Mahmoud Ahmadinejad: presidente della Repubblica
Di origine modesta, questo ingegnere islamico di 55 anni ha iniziato la sua carriera nei servizi segreti durante la guerra contro i curdi. Nel 2005 è stato eletto presidente della Repubblica islamica, per un mandato di quattro anni. Responsabile della politica economica, dirige il Consiglio supremo di sicurezza nazionale. Rieletto nel 2009, nell’ambito di uno scrutinio fortemente contestato, si trova oggi in forte contrapposizione con l’ayatollah Khamenei.
Consiglio dei guardiani della rivoluzione
Costituito di dodici membri – sei religiosi nominati dalla guida suprema e sei giuristi islamici – il consiglio è chiamato a vegliare sulla conformità delle normative approvate dal parlamento con la legge islamica e la Costituzione. I guardiani della rivoluzione selezionano inoltre i candidati all’elezione presidenziale.

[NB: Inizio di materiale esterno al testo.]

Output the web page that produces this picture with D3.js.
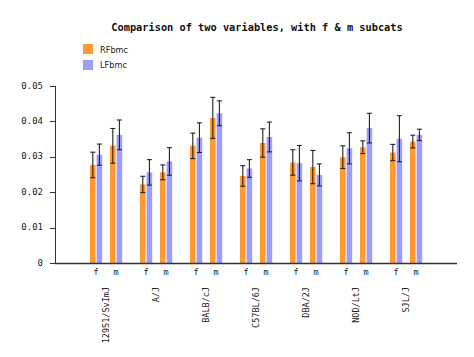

Nata a Teheran nel 1974, Mania Akbari inizia la sua carriera artistica come pittrice agli inizi degli anni Novanta.
Si lancia nell’avventura cinematografica dapprima come attrice nel film “Dieci” (“Ten”) di Abbas Kiarostami, un ritratto di donne realizzato nel 2002 e selezionato al Festival di Cannes.
Dal 2003 al 2005 scrive e dirige sei video-arts: “Self”, “Repression”, “Sin”, “Escape”, “Fear” e “Devastation”. I suoi lavori sono stati presentati in diversi festival internazionali, tra cui quello di Locarno.
Nel 2005 dirige il suo primo lungometraggio, “20 Fingers”, premiato alla Mostra del cinema di Venezia nella categoria cinema digitale.
Tre anni più tardi, colpita da un cancro, torna a collaborare con Kiarostami e realizza un documentario nel quale svela senza pudori la sua battaglia contro il cancro. “10 + 4“ è ospite di numerosi festival, tra cui quello di Cannes e di San Sebastian.
Tra il 2007 e il 2010 lavora come fotografa.
Nel 2011 esce “One.Two.One“, un lungometraggio presentato in competizione internazionale al Festival del film di Friburgo.
Un anno dopo realizza “From Tehran to London“ e “In my country men have breasts”.